=== LISTING ===

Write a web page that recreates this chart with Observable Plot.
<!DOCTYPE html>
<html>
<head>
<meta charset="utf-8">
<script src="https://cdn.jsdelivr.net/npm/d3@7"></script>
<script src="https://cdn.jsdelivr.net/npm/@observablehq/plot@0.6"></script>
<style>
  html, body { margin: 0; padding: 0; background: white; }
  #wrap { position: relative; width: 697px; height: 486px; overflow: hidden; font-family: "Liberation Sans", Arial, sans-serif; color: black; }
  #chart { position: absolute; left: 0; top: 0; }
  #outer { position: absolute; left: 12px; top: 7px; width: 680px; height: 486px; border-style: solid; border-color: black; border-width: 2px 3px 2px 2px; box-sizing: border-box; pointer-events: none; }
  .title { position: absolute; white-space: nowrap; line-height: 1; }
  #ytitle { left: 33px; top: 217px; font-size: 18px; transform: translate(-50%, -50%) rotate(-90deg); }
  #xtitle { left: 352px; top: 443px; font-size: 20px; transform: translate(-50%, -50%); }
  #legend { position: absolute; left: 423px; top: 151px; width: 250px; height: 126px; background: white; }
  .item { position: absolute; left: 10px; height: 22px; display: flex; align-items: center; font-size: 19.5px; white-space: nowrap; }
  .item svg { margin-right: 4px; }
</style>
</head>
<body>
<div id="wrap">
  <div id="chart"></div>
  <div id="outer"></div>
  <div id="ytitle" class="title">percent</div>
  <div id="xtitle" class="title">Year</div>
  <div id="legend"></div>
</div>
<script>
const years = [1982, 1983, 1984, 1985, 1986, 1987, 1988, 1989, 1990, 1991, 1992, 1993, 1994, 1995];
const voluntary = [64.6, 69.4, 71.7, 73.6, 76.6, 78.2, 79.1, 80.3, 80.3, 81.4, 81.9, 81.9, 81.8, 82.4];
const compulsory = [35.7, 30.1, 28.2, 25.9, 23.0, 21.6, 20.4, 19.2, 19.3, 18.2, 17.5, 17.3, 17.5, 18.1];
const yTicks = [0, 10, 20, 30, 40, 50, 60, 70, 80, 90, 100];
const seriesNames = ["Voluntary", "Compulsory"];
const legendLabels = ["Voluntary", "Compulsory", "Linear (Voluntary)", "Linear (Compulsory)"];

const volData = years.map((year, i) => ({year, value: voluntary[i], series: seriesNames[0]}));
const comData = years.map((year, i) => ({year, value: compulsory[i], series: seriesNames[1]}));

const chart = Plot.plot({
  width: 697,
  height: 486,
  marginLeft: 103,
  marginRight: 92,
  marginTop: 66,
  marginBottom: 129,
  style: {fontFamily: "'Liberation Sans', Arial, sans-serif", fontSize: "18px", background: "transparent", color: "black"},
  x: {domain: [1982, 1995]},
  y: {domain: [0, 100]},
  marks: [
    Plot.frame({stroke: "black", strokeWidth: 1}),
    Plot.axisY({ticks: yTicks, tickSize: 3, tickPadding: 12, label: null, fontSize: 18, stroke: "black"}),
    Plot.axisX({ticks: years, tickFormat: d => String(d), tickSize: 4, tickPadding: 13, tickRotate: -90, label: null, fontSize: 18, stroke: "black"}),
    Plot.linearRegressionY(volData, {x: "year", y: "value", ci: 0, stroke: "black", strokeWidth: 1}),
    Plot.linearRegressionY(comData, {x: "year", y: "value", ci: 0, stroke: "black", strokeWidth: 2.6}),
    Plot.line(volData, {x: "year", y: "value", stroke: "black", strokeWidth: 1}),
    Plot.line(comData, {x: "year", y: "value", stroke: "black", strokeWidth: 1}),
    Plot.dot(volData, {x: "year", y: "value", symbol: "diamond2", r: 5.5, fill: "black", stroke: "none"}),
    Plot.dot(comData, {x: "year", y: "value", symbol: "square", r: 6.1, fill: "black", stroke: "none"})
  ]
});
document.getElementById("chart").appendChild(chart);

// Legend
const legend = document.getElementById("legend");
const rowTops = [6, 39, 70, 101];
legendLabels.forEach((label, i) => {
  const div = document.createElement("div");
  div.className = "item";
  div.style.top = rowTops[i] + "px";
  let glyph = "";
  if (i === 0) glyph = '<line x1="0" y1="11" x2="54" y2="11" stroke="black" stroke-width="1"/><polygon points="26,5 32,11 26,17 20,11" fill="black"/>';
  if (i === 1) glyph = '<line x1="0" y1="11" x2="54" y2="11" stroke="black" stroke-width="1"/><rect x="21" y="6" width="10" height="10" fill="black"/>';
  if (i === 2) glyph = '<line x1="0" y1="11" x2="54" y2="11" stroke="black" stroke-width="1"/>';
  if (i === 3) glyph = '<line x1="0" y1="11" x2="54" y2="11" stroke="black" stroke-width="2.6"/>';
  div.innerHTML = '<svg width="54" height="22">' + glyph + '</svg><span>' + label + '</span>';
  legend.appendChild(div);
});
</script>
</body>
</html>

---

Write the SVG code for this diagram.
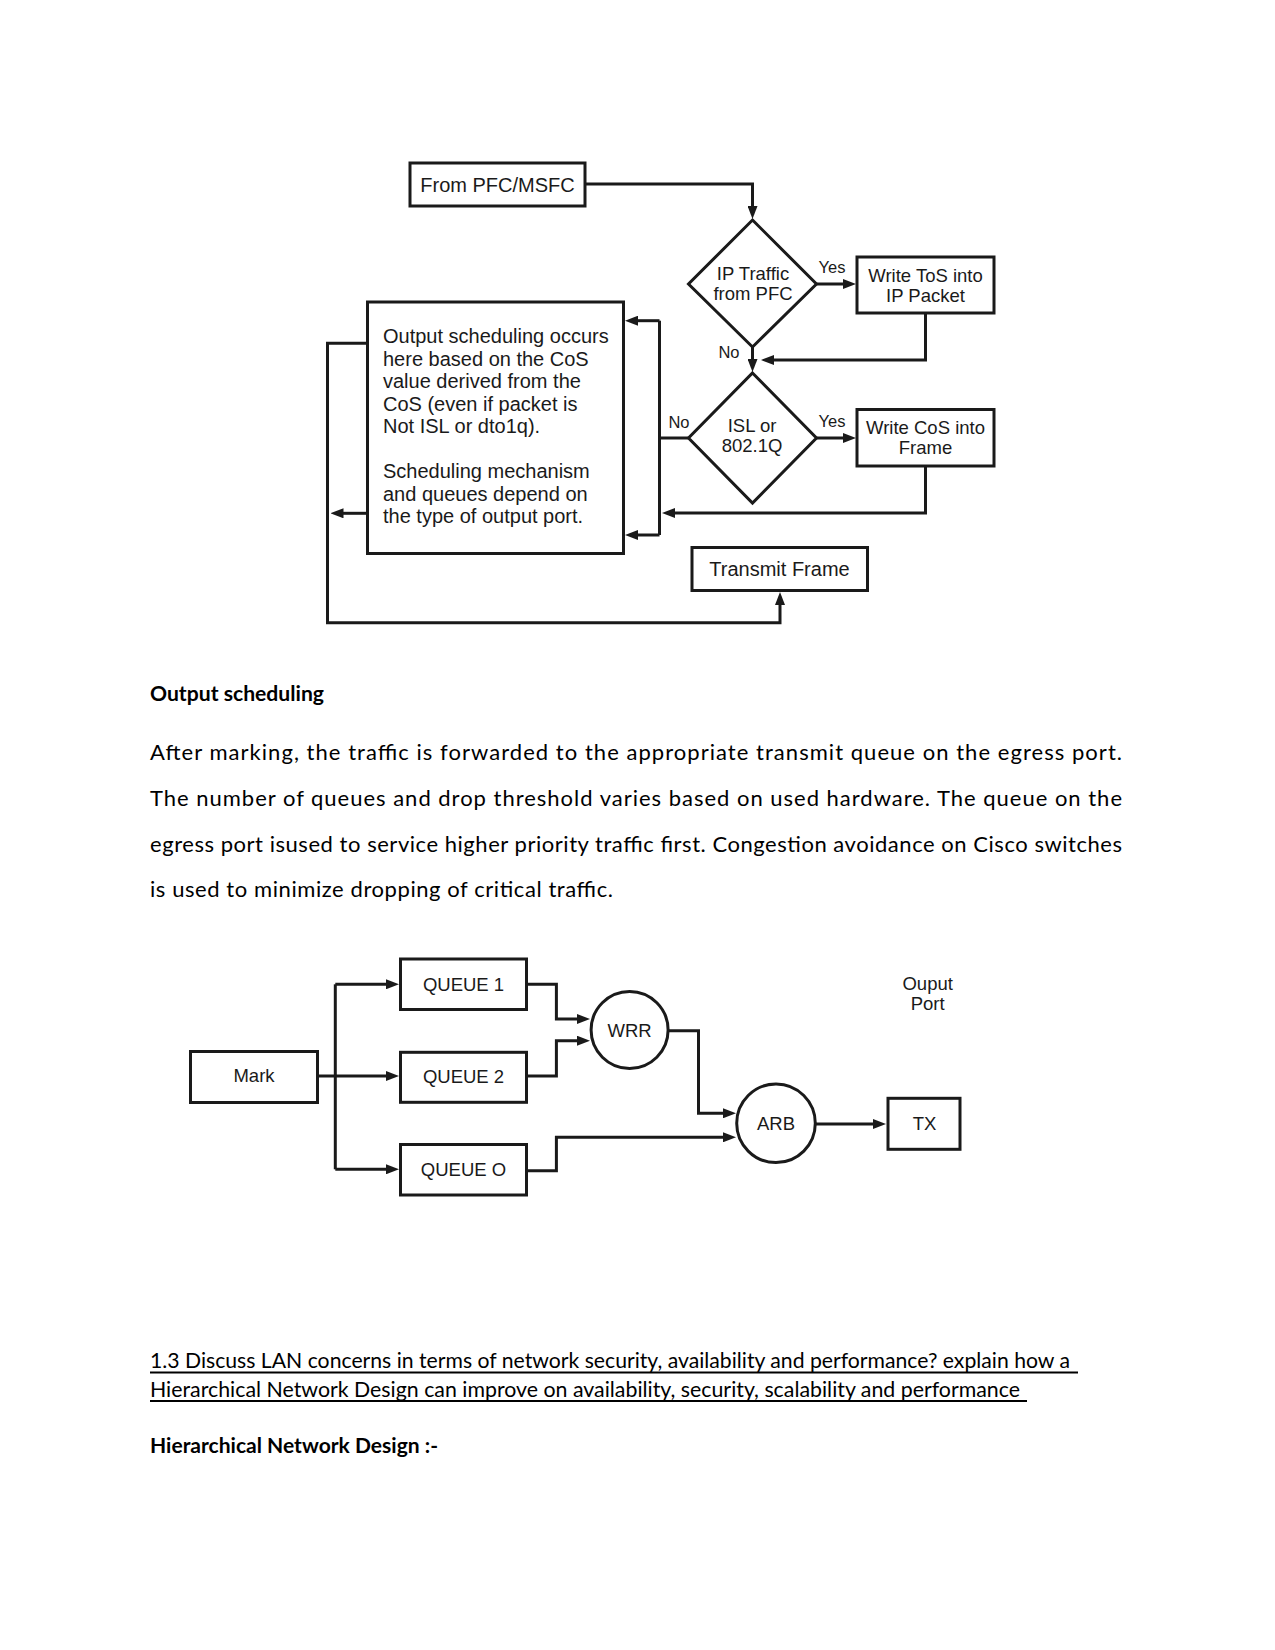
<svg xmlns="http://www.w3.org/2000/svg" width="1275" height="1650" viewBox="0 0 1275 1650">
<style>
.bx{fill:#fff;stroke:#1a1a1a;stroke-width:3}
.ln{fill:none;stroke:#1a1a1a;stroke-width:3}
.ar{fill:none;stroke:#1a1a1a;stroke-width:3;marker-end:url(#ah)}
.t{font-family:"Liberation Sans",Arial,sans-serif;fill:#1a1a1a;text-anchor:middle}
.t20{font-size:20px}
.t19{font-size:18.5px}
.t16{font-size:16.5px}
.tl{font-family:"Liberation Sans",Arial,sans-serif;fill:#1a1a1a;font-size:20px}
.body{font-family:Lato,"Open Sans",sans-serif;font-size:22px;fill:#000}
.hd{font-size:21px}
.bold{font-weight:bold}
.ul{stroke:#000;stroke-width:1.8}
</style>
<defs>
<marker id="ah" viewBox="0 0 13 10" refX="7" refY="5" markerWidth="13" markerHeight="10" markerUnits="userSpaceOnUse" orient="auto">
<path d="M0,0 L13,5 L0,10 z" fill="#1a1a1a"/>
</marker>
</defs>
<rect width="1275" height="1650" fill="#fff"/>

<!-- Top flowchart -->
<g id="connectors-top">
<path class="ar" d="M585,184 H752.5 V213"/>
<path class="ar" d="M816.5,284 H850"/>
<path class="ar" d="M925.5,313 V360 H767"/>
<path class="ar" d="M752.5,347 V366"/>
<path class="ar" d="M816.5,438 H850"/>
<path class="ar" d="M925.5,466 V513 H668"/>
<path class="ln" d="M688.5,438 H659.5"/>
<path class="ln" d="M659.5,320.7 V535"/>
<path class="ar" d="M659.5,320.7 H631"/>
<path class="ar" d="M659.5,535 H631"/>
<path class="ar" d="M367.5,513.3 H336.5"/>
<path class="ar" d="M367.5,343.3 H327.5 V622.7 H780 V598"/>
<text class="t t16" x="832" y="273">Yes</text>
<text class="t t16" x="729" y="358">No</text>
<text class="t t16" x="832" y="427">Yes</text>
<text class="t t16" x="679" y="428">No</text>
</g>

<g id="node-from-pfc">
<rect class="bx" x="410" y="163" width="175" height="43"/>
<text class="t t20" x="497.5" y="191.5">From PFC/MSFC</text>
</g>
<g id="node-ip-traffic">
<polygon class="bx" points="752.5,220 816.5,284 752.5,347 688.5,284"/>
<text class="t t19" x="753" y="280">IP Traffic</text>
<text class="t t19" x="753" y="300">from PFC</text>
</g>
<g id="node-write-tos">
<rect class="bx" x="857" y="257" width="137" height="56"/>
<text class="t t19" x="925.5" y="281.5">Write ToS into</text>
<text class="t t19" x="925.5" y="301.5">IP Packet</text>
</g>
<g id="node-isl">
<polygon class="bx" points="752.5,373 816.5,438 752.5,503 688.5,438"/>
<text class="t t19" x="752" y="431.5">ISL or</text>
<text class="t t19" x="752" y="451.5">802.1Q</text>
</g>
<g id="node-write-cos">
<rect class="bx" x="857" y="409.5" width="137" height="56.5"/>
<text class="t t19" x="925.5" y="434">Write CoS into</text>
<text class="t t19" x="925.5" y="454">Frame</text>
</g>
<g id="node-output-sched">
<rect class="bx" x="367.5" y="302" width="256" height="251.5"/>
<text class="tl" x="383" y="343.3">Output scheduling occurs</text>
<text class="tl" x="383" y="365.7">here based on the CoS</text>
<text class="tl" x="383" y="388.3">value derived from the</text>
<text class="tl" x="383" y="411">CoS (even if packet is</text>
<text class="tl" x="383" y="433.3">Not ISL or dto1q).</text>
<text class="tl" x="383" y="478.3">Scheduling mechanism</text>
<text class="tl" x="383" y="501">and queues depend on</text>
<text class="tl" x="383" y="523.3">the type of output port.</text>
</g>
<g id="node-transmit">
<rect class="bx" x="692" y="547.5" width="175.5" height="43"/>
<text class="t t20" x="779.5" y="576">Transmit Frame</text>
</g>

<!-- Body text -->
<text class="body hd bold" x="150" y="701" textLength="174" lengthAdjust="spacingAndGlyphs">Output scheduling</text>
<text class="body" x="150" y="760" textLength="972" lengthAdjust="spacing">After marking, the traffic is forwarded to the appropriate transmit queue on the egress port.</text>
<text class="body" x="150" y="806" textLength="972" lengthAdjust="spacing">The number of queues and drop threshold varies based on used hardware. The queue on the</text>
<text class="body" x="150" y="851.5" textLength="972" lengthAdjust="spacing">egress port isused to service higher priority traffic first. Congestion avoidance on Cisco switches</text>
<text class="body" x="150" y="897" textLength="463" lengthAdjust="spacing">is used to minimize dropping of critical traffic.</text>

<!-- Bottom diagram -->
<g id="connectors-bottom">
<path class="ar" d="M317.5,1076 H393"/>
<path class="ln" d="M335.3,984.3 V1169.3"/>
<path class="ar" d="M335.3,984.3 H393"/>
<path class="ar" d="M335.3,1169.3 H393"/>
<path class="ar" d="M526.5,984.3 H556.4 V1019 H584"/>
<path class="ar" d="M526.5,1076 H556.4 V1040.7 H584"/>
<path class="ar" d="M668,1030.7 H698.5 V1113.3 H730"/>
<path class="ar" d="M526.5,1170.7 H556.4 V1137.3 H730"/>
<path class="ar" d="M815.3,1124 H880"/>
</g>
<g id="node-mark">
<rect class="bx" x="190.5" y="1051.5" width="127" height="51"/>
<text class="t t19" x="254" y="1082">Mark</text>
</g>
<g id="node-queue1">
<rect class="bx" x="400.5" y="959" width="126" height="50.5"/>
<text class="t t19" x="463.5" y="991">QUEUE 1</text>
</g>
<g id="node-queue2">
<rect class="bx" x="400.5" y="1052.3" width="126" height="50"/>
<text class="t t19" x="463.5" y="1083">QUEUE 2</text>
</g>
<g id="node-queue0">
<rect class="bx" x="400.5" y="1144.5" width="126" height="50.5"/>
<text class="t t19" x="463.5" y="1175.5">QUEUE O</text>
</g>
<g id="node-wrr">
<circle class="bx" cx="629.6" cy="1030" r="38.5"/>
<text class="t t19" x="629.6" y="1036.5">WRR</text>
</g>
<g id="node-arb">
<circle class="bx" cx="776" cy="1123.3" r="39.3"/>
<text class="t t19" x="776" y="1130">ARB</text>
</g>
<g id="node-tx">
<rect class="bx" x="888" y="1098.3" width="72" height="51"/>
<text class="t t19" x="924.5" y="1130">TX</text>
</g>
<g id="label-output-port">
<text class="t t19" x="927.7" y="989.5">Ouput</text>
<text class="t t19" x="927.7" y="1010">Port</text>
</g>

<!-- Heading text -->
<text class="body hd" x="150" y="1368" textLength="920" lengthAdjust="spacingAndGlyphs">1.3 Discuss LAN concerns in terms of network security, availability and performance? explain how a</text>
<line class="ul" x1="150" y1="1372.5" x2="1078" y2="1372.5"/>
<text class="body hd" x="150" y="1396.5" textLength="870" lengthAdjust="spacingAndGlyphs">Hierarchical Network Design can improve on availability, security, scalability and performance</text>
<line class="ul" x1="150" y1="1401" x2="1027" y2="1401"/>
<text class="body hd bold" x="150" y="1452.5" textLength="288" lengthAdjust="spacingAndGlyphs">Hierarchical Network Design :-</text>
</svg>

...

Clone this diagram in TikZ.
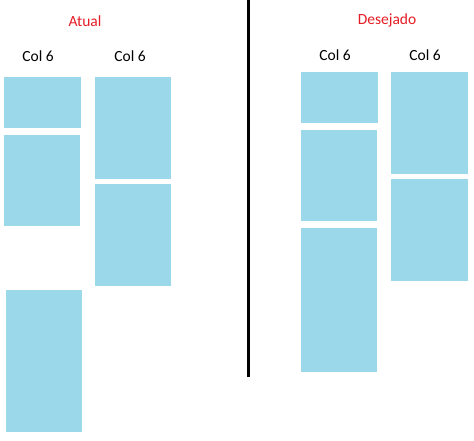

=== PROBLEM TO SOLVE ===
Where a line in the entries holds "this", copy that line.

=== REPLY TO THE TASK ===
Write a web page that recreates this chart with Observable Plot.
Write the SVG code for this diagram.
Clone this diagram in TikZ.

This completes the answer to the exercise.